Implementing Proxy Rotation and User-Agent Management
A common technique is to rotate IP addresses using proxies. Residential proxies or datacenter proxies help distribute requests across multiple IPs, reducing the risk of any single IP being flagged.

import requests
proxies = [{"http": "http://proxy1"}, {"http": "http://proxy2"}]  # List of proxies
headers = {"User-Agent": "Mozilla/5.0 ..."}
for proxy in proxies:
    response = requests.get("https://targetsite.com/data", headers=headers, proxies=proxy)
    # Process response

In QA testing, simulate proxy failures and IP bans by configuring proxy pools with some invalid or banned proxies to evaluate system robustness.

Dynamic Throttling and Human-like Behavior
Rate limiting is a key control point for detection.

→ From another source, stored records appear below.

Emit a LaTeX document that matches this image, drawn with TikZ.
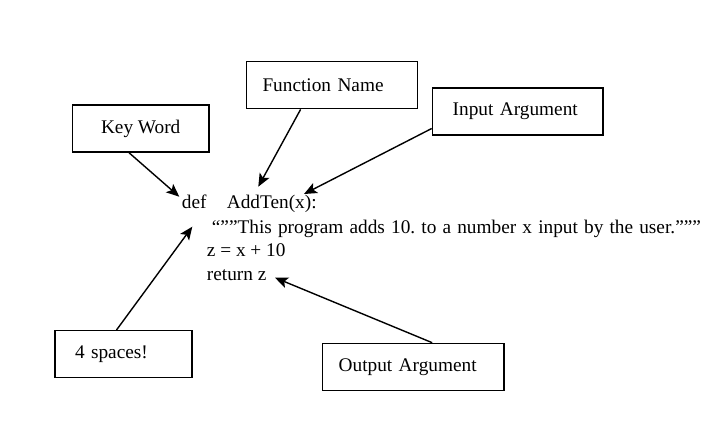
\documentclass[tikz,border=0pt]{standalone}
\usepackage{fontspec}
\setmainfont{Liberation Serif}
\usetikzlibrary{arrows.meta}
\frenchspacing
\begin{document}
\begin{tikzpicture}[x=1pt,y=-1pt,
  lbl/.style={draw, line width=1.4pt, minimum height=47pt, anchor=north west, align=left, font=\fontsize{19.3}{23}\selectfont},
  code/.style={anchor=base west, inner sep=0pt, font=\fontsize{19.3}{23}\selectfont},
  ptr/.style={line width=1.4pt, -{Stealth[length=13pt,width=11pt,inset=3pt]}}]
\useasboundingbox (0,0) rectangle (728,434);
% the code
\node[code] (kwdef) at (181.7,208) {def};
\node[code] (fnadd) at (226.7,208) {AddTen(x):};
\node[code] (doc) at (211.7,233.3) {\makebox[489pt][s]{“””This program adds 10. to a number x input by the user.”””}};
\node[code] (body) at (206.7,256.7) {z = x + 10};
\node[code] (ret) at (206.7,280) {return z};
% the labels
\node[lbl, minimum width=136.6pt] (keyw) at (71.7,104.3) {Key Word};
\node[lbl, text width=139pt, inner xsep=15.8pt] (fname) at (246,61) {Function Name};
\node[lbl, text width=130pt, inner xsep=20.3pt] (inarg) at (431.7,87.3) {Input Argument};
\node[lbl, text width=97pt, inner xsep=20pt] (spaces) at (54.3,330) {4 spaces!};
\node[lbl, text width=149pt, inner xsep=16.3pt] (outarg) at (321.7,342.7) {Output Argument};
% arrow tips
\coordinate (kwtip) at (179.3,196.7);
\coordinate (fntip) at (258.3,186.7);
\coordinate (intip) at (304,194);
\coordinate (sptip) at (192.3,226.7);
\coordinate (outtip) at (275,277.7);
\draw[ptr] ([xshift=-11.7pt]keyw.south) -- (kwtip);
\draw[ptr] ([xshift=-31.4pt]fname.south) -- (fntip);
\draw[ptr] ([yshift=-17pt]inarg.west) -- (intip);
\draw[ptr] ([xshift=-7pt]spaces.north) -- (sptip);
\draw[ptr] ([xshift=19pt]outarg.north) -- (outtip);
\end{tikzpicture}
\end{document}
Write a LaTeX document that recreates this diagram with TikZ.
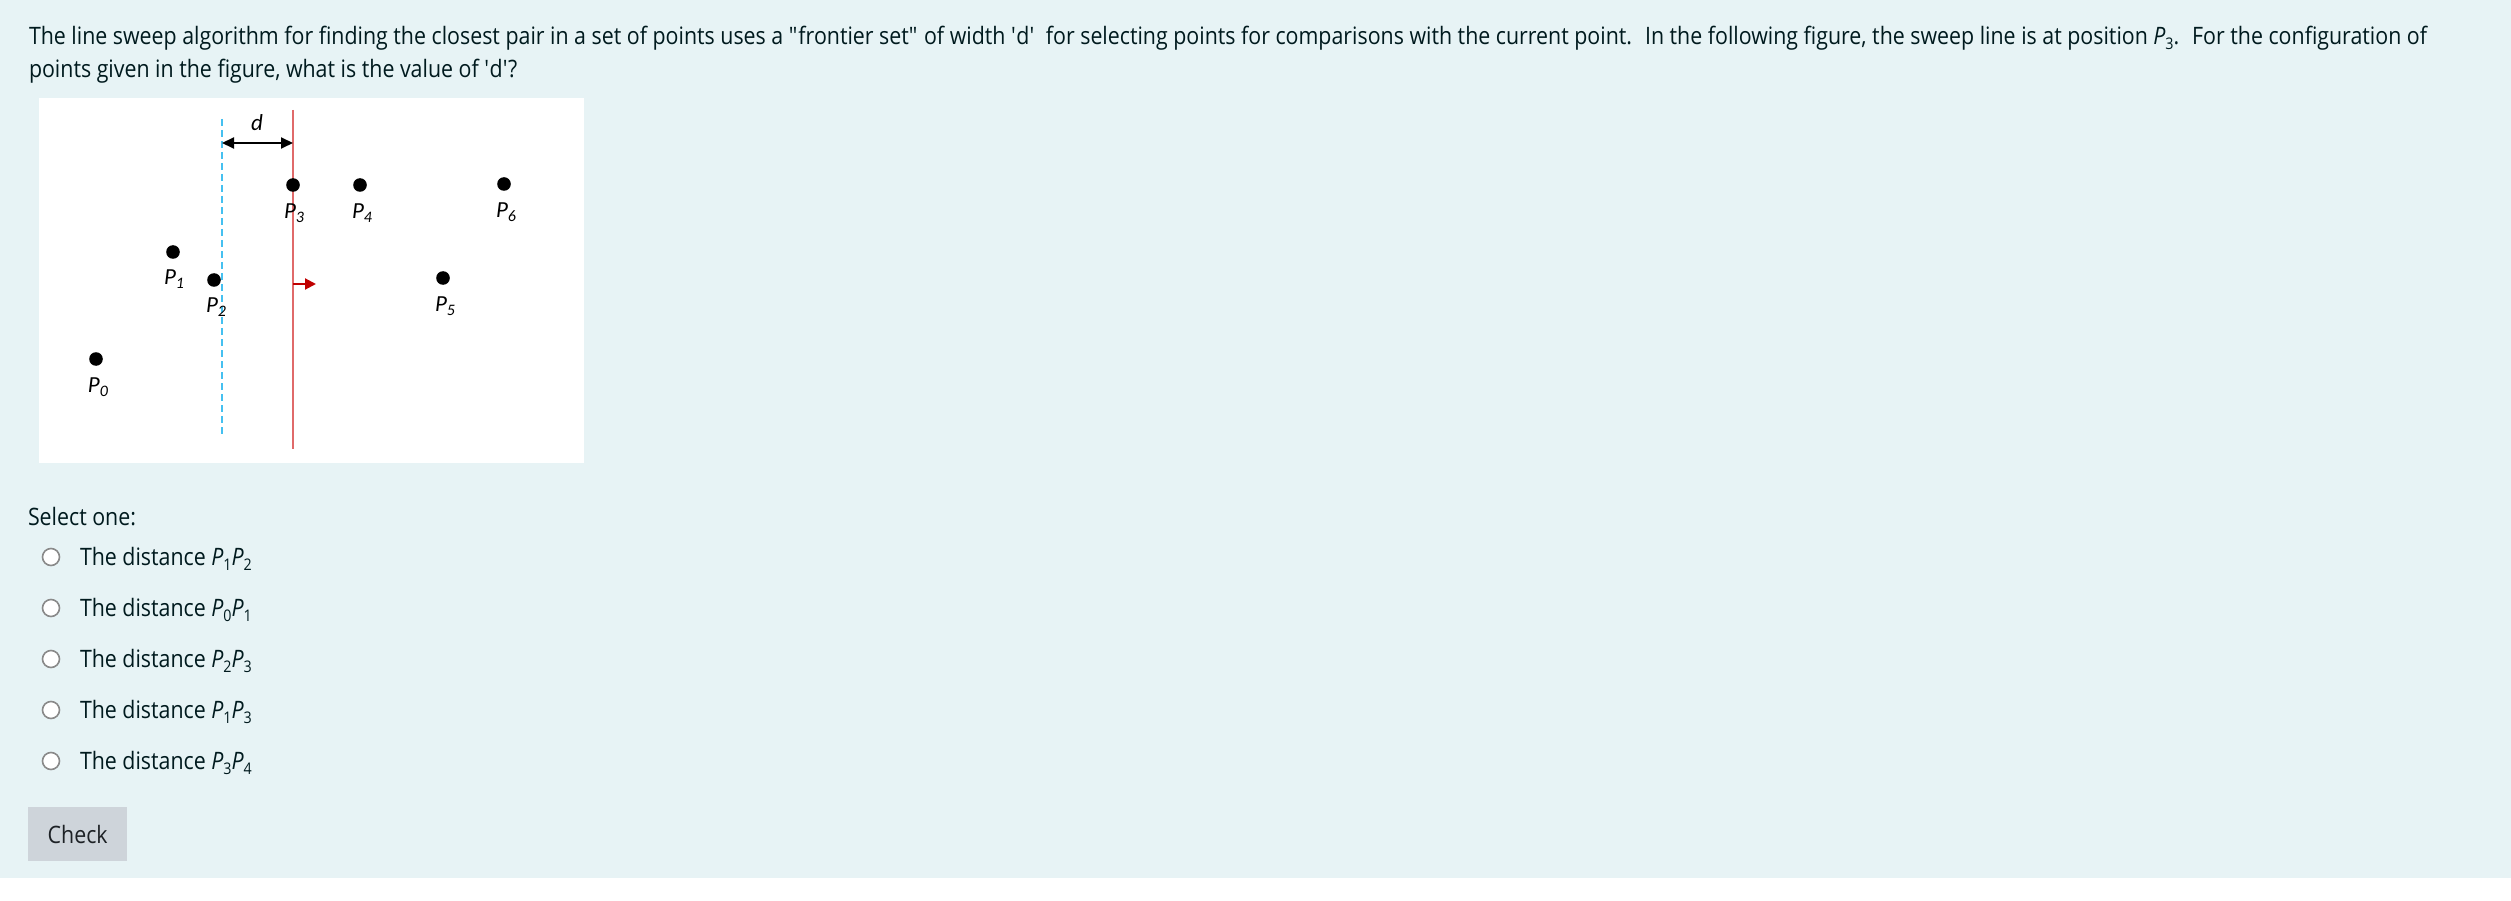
\documentclass[tikz,border=0pt]{standalone}
\usepackage{fontspec}
\setmainfont{Open Sans}[FakeStretch=0.89]
\newfontfamily\figfont{Carlito}
\usetikzlibrary{arrows.meta}
\definecolor{qbg}{HTML}{E7F3F5}
\definecolor{qtext}{HTML}{001A1E}
\definecolor{sweepred}{HTML}{E06A6A}
\definecolor{darkred}{HTML}{C00000}
\definecolor{frontblue}{HTML}{45C0F0}
\definecolor{btnfill}{HTML}{CED4DA}
\definecolor{btntext}{HTML}{1D2125}
\definecolor{radiogray}{HTML}{8A8A8A}
\newcommand{\sq}{\textquotesingle}
\newcommand{\dq}{\textquotedbl}
\newcommand{\Pq}[1]{\textit{P}\raisebox{-0.22em}{\fontsize{16}{16}\selectfont #1}}
\newcommand{\Pf}[1]{\textit{P}\raisebox{-0.2em}{\fontsize{16}{16}\selectfont\textit{#1}}}
\tikzset{
  txt/.style={anchor=base west, inner sep=0pt, outer sep=0pt, text=qtext},
  ptdot/.style={circle, fill=black, minimum size=13.6pt, inner sep=0pt},
  plabel/.style={font=\figfont\fontsize{23}{23}\selectfont, inner sep=0pt, text=black},
  radio/.style={circle, draw=radiogray, line width=1.6pt, fill=white, minimum size=17pt, inner sep=0pt},
}
\begin{document}
\begin{tikzpicture}[x=1pt, y=-1pt, font=\fontsize{24}{33.5}\selectfont]
\useasboundingbox (0,0) rectangle (2511,901);
\fill[qbg] (0,0) rectangle (2511,878);
% question text
\node[txt] (line1) at (29,44.3) {The line sweep algorithm for finding the closest pair in a set of points uses a \dq frontier set\dq\ of width \sq d\sq~ for selecting points for comparisons with the current point.~ In the following figure, the sweep line is at position \Pq{3}.~ For the configuration of};
\node[txt] (line2) at (29,77.7) {points given in the figure, what is the value of \sq d\sq?};
% figure panel
\node[fill=white, minimum width=545pt, minimum height=365pt, inner sep=0pt, anchor=north west] (panel) at (39,98) {};
\coordinate (bluetop) at (222,119);
\coordinate (bluebot) at (222,434);
\coordinate (redtop) at (293,110);
\coordinate (redbot) at (293,449);
\draw[frontblue, line width=2pt, dash pattern=on 7pt off 4pt] (bluetop) -- (bluebot);
\draw[sweepred, line width=2pt] (redtop) -- (redbot);
\coordinate (dl) at (222,143);
\coordinate (dr) at (293,143);
\draw[black, line width=2pt, {Triangle[length=12pt,width=11pt]}-{Triangle[length=12pt,width=11pt]}] (dl) -- (dr);
\node[plabel, font=\figfont\itshape\fontsize{23}{23}\selectfont] (dlab) at (257,123) {d};
\coordinate (as) at (293,284);
\coordinate (ae) at (316,284);
\draw[darkred, line width=2pt, -{Triangle[length=11pt,width=11pt]}] (as) -- (ae);
% points
\node[ptdot] (p0) at (96,359) {};
\node[ptdot] (p1) at (173,252) {};
\node[ptdot] (p2) at (214,280) {};
\node[ptdot] (p3) at (293,185) {};
\node[ptdot] (p4) at (360,185) {};
\node[ptdot] (p5) at (443,278) {};
\node[ptdot] (p6) at (504,184) {};
\node[plabel] (l0) at (98,387) {\Pf{0}};
\node[plabel] (l1) at (174,279) {\Pf{1}};
\node[plabel] (l2) at (216,307) {\Pf{2}};
\node[plabel] (l3) at (294,213) {\Pf{3}};
\node[plabel] (l4) at (362,213) {\Pf{4}};
\node[plabel] (l5) at (445,306) {\Pf{5}};
\node[plabel] (l6) at (506,212) {\Pf{6}};
% answers
\node[txt] (sel) at (28,525.7) {Select one:};
\node[radio] (r1) at (51,557) {};
\node[radio] (r2) at (51,608) {};
\node[radio] (r3) at (51,659) {};
\node[radio] (r4) at (51,710) {};
\node[radio] (r5) at (51,761) {};
\node[txt] (o1) at (80,565) {The distance \Pq{1}\Pq{2}};
\node[txt] (o2) at (80,616) {The distance \Pq{0}\Pq{1}};
\node[txt] (o3) at (80,667) {The distance \Pq{2}\Pq{3}};
\node[txt] (o4) at (80,718) {The distance \Pq{1}\Pq{3}};
\node[txt] (o5) at (80,769) {The distance \Pq{3}\Pq{4}};
\node[fill=btnfill, minimum width=99pt, minimum height=54pt, inner sep=0pt, anchor=north west, text=btntext] (check) at (28,807) {Check};
\end{tikzpicture}
\end{document}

Incorporate adaptive delay algorithms that vary request intervals based on server responses.

import time
import random
for _ in range(100):
    response = requests.get("https://targetsite.com/data", headers=headers, proxies=proxy)
    if response.status_code == 429:
        # Too Many Requests, increase delay
        delay = random.uniform(10, 30)
    else:
        delay = random.uniform(1, 3)
    time.sleep(delay)

QA environments should test these adaptive delayers and mimic server behaviors to verify anti-ban measures are effective.

Captcha and Bot Detection Evasion
When encountering CAPTCHA, employ third-party solving services or simulate user interaction. Test scenarios should include these hurdles to ensure ongoing resilience.

# Pseudocode for CAPTCHA handling
if detect_captcha(response):
    solution = captcha_solver.solve(response)
    submit_solution(solution)

QA testing should verify these mechanisms under controlled conditions.

Rigorous QA Testing Strategies
To prevent IP bans in production, embed QA practices such as:

Automated Simulation of Bans: Use scripts to pre-emptively simulate IP bans, captcha triggers, and rate limits.
Stress Testing: Subject the scraper to high request volumes, mimicking real-world spikes.
Monitoring and Alerts: Implement logging of response codes, especially 403 and 429, to trigger alerts.
Sandboxed Testing: Isolate different user agent profiles and proxy pools to validate anti-ban strategies without affecting live targets.

Conclusion
Preventing IP bans during enterprise scraping is an ongoing arms race requiring a combination of intelligent request management, proxy strategies, behavioral emulation, and extensive QA testing. By embedding these practices in your development lifecycle, you ensure high reliability and adherence to ethical scraping standards, ultimately supporting your enterprise’s data-driven decision-making while minimizing operational risks.